What does this mean?

and then train on small set of samples from our own audio that uses the commands

You can also try fine tuning the model on just these samples. If it’s very few samples (<100) you can even do it on a laptop. Other people who reported fine tuning experiments here on the forum recommended using a much lower learning rate when doing that. We use 1e-4 for our models, maybe try 1e-6 and 1e-7, see which one works best.

MattC_eostar · December 13, 2019, 7:04pm

I am sorry. I forgot a word.
What if I modified the Librispeech dataset so that all words are mapped to <unk> for like 100 samples. And then trained on my training set

And good to know. We may try that then. We do not have a lot of data.

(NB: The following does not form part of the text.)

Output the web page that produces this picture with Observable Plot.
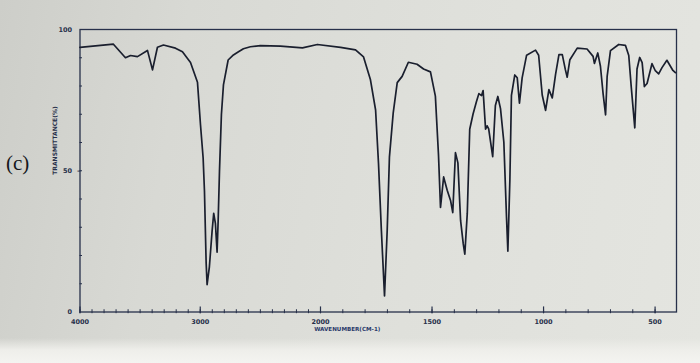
<!DOCTYPE html>
<html>
<head>
<meta charset="utf-8">
<script src="https://cdn.jsdelivr.net/npm/d3@7"></script>
<script src="https://cdn.jsdelivr.net/npm/@observablehq/plot@0.6"></script>
<style>
  html, body { margin: 0; padding: 0; }
  body {
    width: 700px; height: 363px; overflow: hidden; position: relative;
    background:
      linear-gradient(180deg, rgba(255,255,255,0) 0px, rgba(255,255,255,0) 338px, #eeeeea 350px, #f4f4f1 363px),
      linear-gradient(100deg, #cdcec9 0%, #d8d9d4 25%, #dfe0db 60%, #e4e5e0 100%);
  }
  #chart { position: absolute; left: 0; top: 0; }
  #label-c { position: absolute; left: 6px; top: 151px; font-family: "Liberation Serif", "DejaVu Serif", serif; font-size: 21px; color: #15171c; }
</style>
</head>
<body>
<div id="chart"></div>
<div id="label-c">(c)</div>
<script>
// Wavenumber (cm-1)
const wavenumber = [4000, 3722, 3622, 3580, 3522, 3439, 3397, 3356, 3306, 3206, 3148, 3081, 3023, 2998, 2976, 2965, 2951, 2943, 2924, 2901, 2888, 2874, 2860, 2851, 2840, 2824, 2807, 2768, 2724, 2682, 2641, 2583, 2500, 2333, 2150, 2026,
  1910, 1843, 1807, 1776, 1753, 1740, 1727, 1713, 1701, 1691, 1674, 1656, 1634, 1606, 1567, 1538, 1507, 1485, 1471, 1462, 1448, 1432, 1417, 1407, 1395, 1384, 1372, 1360, 1353, 1342, 1331, 1316, 1301, 1290, 1278, 1271, 1260, 1253, 1246, 1228, 1216, 1205, 1193, 1178, 1166, 1160, 1151, 1144, 1129, 1118, 1108, 1096, 1076, 1036, 1022, 1006, 991, 976, 961, 946, 931, 916, 902, 894, 882, 849, 805, 778, 772, 757, 745, 733, 722, 715, 700, 663, 633, 618, 607, 591, 581, 569, 558, 548, 536, 514, 499, 484, 469, 447, 420, 409];
// Transmittance (%)
const transmittance = [93.7, 94.8, 90.0, 90.8, 90.4, 92.6, 85.7, 93.7, 94.5, 93.4, 92.1, 88.3, 81.3, 66.3, 54.5, 42.9, 17.4, 9.7, 16.0, 28.9, 34.9, 31.4, 21.2, 32.4, 49.9, 69.9, 80.4, 89.2, 91.0, 92.1, 93.2, 93.9, 94.3, 94.1, 93.5, 94.7,
  93.7, 92.8, 90.3, 82.2, 71.5, 52.7, 28.8, 5.7, 28.8, 54.8, 70.5, 81.2, 83.4, 88.4, 87.7, 86.0, 85.0, 76.4, 55.6, 37.0, 47.8, 43.1, 39.5, 35.2, 56.4, 52.8, 32.4, 24.1, 20.5, 34.9, 64.7, 70.1, 74.4, 77.3, 76.6, 78.4, 64.7, 65.9, 64.8, 55.0, 73.1, 76.3, 72.0, 60.1, 33.4, 21.5, 46.8, 76.7, 83.9, 82.9, 73.9, 82.9, 90.9, 92.7, 90.9, 76.8, 71.4, 78.7, 75.8, 84.2, 91.1, 91.1, 85.7, 83.1, 89.3, 93.4, 93.1, 90.5, 88.0, 91.7, 87.0, 77.2, 69.8, 83.3, 92.5, 94.7, 94.4, 90.8, 79.8, 65.2, 86.0, 90.1, 88.3, 79.8, 80.9, 87.9, 85.4, 84.3, 86.5, 89.1, 85.5, 84.7];

const xTickLabels = [4000, 3000, 2000, 1500, 1000, 500];
const yTickLabels = [0, 50, 100];
const xMinorTicks = d3.range(4000, 450, -100);
const yMinorTicks = d3.range(10, 100, 10);

// IR chart paper: the abscissa scale doubles below 2000 cm-1
const SPLIT = 2000, END = 404;
const pos = w => w >= SPLIT ? (4000 - w) * 1 : (4000 - SPLIT) + (SPLIT - w) * 1.855;
const xMax = pos(END);

const data = wavenumber.map((w, i) => ({u: pos(w), t: transmittance[i]}));
const ink = "#27304a";

const chart = Plot.plot({
  width: 700,
  height: 363,
  marginLeft: 79.5,
  marginRight: 24,
  marginTop: 29,
  marginBottom: 51.5,
  style: {background: "transparent", fontFamily: "DejaVu Sans", overflow: "visible"},
  x: {domain: [0, xMax], axis: null},
  y: {domain: [0, 100], axis: null},
  marks: [
    Plot.frame({stroke: ink, strokeWidth: 1.3}),
    // x minor and major ticks
    Plot.ruleX(xMinorTicks, {x: d => pos(d), y1: -0.6, y2: 0.8, stroke: ink, strokeWidth: 1}),
    Plot.ruleX(xTickLabels, {x: d => pos(d), y1: -0.6, y2: 1.8, stroke: ink, strokeWidth: 1.2}),
    Plot.text(xTickLabels, {x: d => pos(d), y: 0, dy: 10, text: d => String(d), fill: ink, fontSize: 6.5, fontWeight: "bold"}),
    // y ticks
    Plot.tickY(yMinorTicks, {y: d => d, frameAnchor: "left", stroke: ink, strokeWidth: 1, insetRight: 594}),
    Plot.text(yTickLabels, {frameAnchor: "left", y: d => d, dx: -8, textAnchor: "end", text: d => String(d), fill: ink, fontSize: 6.5, fontWeight: "bold"}),
    Plot.text(["–"], {frameAnchor: "left", y: 50, dx: -3, text: d => d, fill: ink, fontSize: 7, fontWeight: "bold"}),
    // axis titles
    Plot.text(["TRANSMITTANCE(%)"], {frameAnchor: "left", y: 50, dx: -25, dy: 4, rotate: -90, text: d => d, fill: ink, fontSize: 6, fontWeight: "bold"}),
    Plot.text(["WAVENUMBER(CM-1)"], {x: pos(1880), y: 0, dy: 17, text: d => d, fill: "#2a3a6a", fontSize: 5.6, fontWeight: "bold"}),
    // spectrum
    Plot.line(data, {x: "u", y: "t", stroke: "#1a1f2e", strokeWidth: 1.7, curve: "linear"})
  ]
});
document.getElementById("chart").append(chart);
</script>
</body>
</html>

MattC_eostar · December 13, 2019, 9:34pm

So the key takeaway for us was that decoder post processing becomes much more effective once the beam width is reduced. It is hard to notice a material difference made by lm_alpha and lm_beta as beam_width is decreased. For our use case, beam_width of 5 and lm_alpha and lm_beta of 0.001 allows the decoder to spit out nonsense when OOV words are spoken, which we can easily filter out. Sort of hacky, but effective. Thanks for all the help!

MattC_eostar · December 19, 2019, 9:15pm

Any tips for building that dataset? The audio files are all wav files at 16 bit depth with a 16kHz sample rate. Can I just build a train, dev, and valid set of files that lists the absolute path to these mapped to the transcript? Is there an example anywhere of this format? Thanks!